Rose of Sharon can show tip dieback after a particularly harsh winter, especially on young plants or those in exposed positions. This is usually cosmetic rather than fatal. Wait until the plant leafs out in spring to see exactly where living wood ends, then prune back to healthy growth. Because rose of Sharon flowers on new wood, even aggressive pruning after a tough winter won't prevent it from blooming, it may just bloom a bit later in the season than usual as it rebuilds. That delayed bloom is worth noting for NJ gardeners near the coast who sometimes see early warm spells followed by hard late frosts: the flower timing shifts, but the plant recovers.

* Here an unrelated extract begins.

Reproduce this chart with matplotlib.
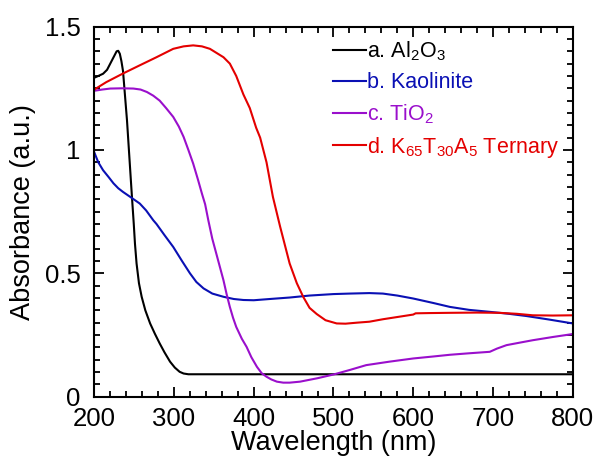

Tropical hibiscus cold damage

If your tropical hibiscus got hit by cold before you could bring it in, the damage shows as blackened or mushy stems and leaf drop. Cut back to healthy green tissue, move it indoors to warmth, reduce watering, and wait. Tropical hibiscus is surprisingly resilient if the roots didn't freeze. New growth will emerge from remaining healthy stems, often within a few weeks of being brought into a warm environment. This is also a useful reminder that even in the warmer pockets of NY and NJ, tropical hibiscus does not belong in the ground. The awapuhi plant faces similar cold-sensitivity issues in non-tropical climates: just as growing an awapuhi plant in California requires the right microclimate, tropical hibiscus in the Northeast demands container management, not wishful thinking.

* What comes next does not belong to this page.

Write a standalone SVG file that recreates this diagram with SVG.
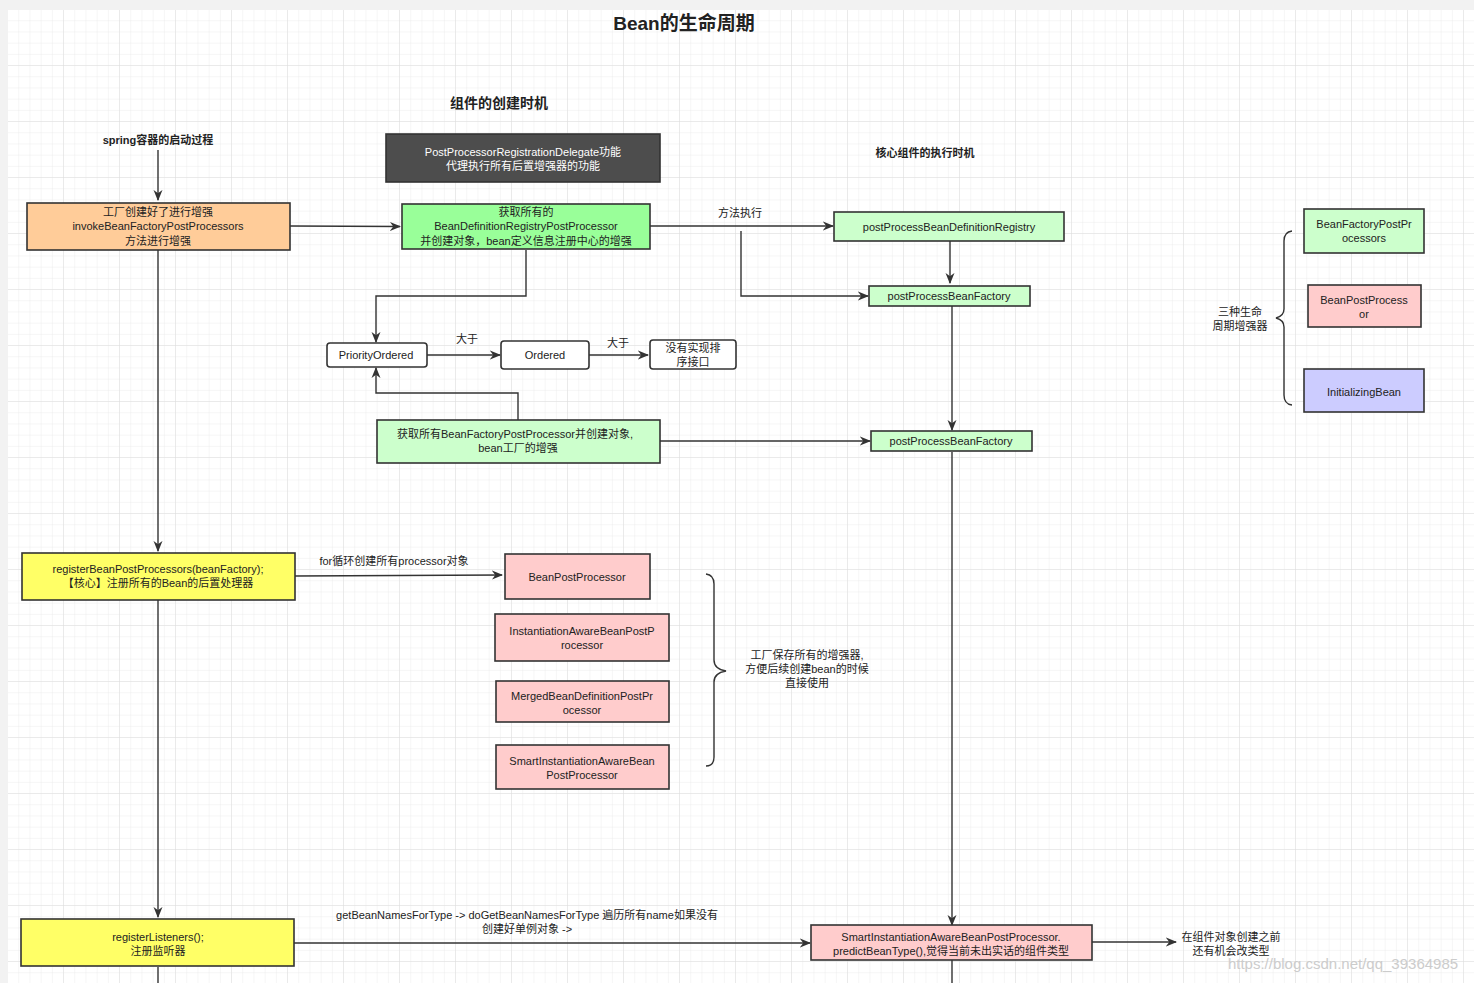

Your next steps before you buy

  1. Check your exact USDA zone using the 2023 USDA Plant Hardiness Zone Map at planthardiness.ars.usda.gov — just enter your zip code. Don't rely on a neighbor's guess or an old zone chart.
  2. If you're in Zone 5 or warmer (most of NY below the Adirondacks and all of NJ), either hardy hibiscus or rose of Sharon will work in the ground. In Zone 4, stick to H. moscheutos hybrids rated specifically to Zone 4.
  3. Buy from a local nursery rather than a big-box store when possible — local staff will know what's reliably overwintering in your county, and you're more likely to get a regionally tested cultivar.
  4. Plant hardy hibiscus and rose of Sharon in a full-sun location with well-drained soil, ideally in spring for best root establishment before winter.
  5. If you want tropical hibiscus, buy it in a container and plan for indoor overwintering — have your indoor spot ready before October.

FAQ

Can hibiscus grow in New York if I buy it at a regular garden center?

Yes, but only if you match the type to your exact coldest conditions. In practice, New York gardeners usually succeed in-ground with hardy hibiscus and rose of Sharon, while tropical hibiscus is best treated as a summer-only outdoor plant in a container.

What location in my yard matters most for hibiscus in New York?

Even within the same USDA zone, microclimate can make or break flowering. Pick a spot that gets uninterrupted direct sun for the day, not just “morning sun,” and avoid planting where cold air pools (low spots, dips, or near downspouts that stay damp).

How do I prevent hardy hibiscus from being pushed out of the ground in winter?

Hibiscus does not like winter heaving caused by freeze-thaw cycles. If your soil freezes hard or you have heavy clay, mulch after the ground freezes (not before) and consider adding a small amount of compost to improve drainage, so the crown stays in place.

My hardy hibiscus looks dead in spring, should I give up?

Don’t judge survival based on October to April appearance. For hardy hibiscus, stems often look dead all winter because the plant is dormant at the crown, check by late May to early June, and only consider removal if the crown is clearly dry and brown inside.

Why does my hibiscus come back but not bloom much in New York?

It varies by type and cultivar. Hardy hibiscus is especially bloom-hungry for full sun, and rose of Sharon flowers on new growth, but both can underperform with too much nitrogen. If you see foliage first and blooms never follow, reduce nitrogen sources and wait for the plant to mature.

Which hardy hibiscus should I choose for the coldest parts of New York?

If you are in Zone 3b or colder parts of upstate New York, choose Hibiscus moscheutos hybrids specifically rated to about Zone 4 (or colder) rather than “hardy hibiscus” as a general label. When tags are vague, ask the nursery for the cultivar’s hardiness rating, not just species info.

How far apart should I plant hibiscus in New York?

For hardy hibiscus and rose of Sharon, spacing of several feet helps airflow and reduces leaf-spot and mildew that show up in humid Northeast summers. Tighter spacing can still work in dry years, but it increases maintenance because you may need to prune and monitor earlier.

Can hibiscus grow in soggy or clay soil in New York?

Yes, but use it strategically. Hardy hibiscus tolerates moisture if it is consistently moist, not waterlogged, so improve drainage before planting if rain pools. For tropical hibiscus, use a well-draining mix and a pot with drainage holes, then empty saucers so roots are not sitting in runoff.

When should I move tropical hibiscus indoors in New York and what should I expect?

For tropical hibiscus, bring it in based on nighttime temperature stability, not first frost. If nights drop near the 50°F range and stay there, move it indoors, cut back about one-third, and expect leaf drop during the transition.

Will tropical hibiscus survive winter in a garage in New York?

Yes, but only as a short-term strategy if you can control temperature. A garage above roughly 50°F can work, but it usually means slower growth and more leaf loss. If you want the best chance of retaining blooms, use the sunniest available indoor window and keep watering consistent but not soggy.

When should I prune each type of hibiscus in New York?

Pruning timing depends on the type. Hardy hibiscus can be cut back after frost blackens foliage, or left to late winter, while rose of Sharon is pruned late winter to early spring since it flowers on new wood.

My tropical hibiscus froze a bit, how should I recover it?

If your hibiscus got hit by cold, cut back only to healthy green tissue, then wait for new growth rather than forcing aggressive trimming right away. Overwatering right after cold damage is a common mistake, reduce watering until the plant shows signs of recovery.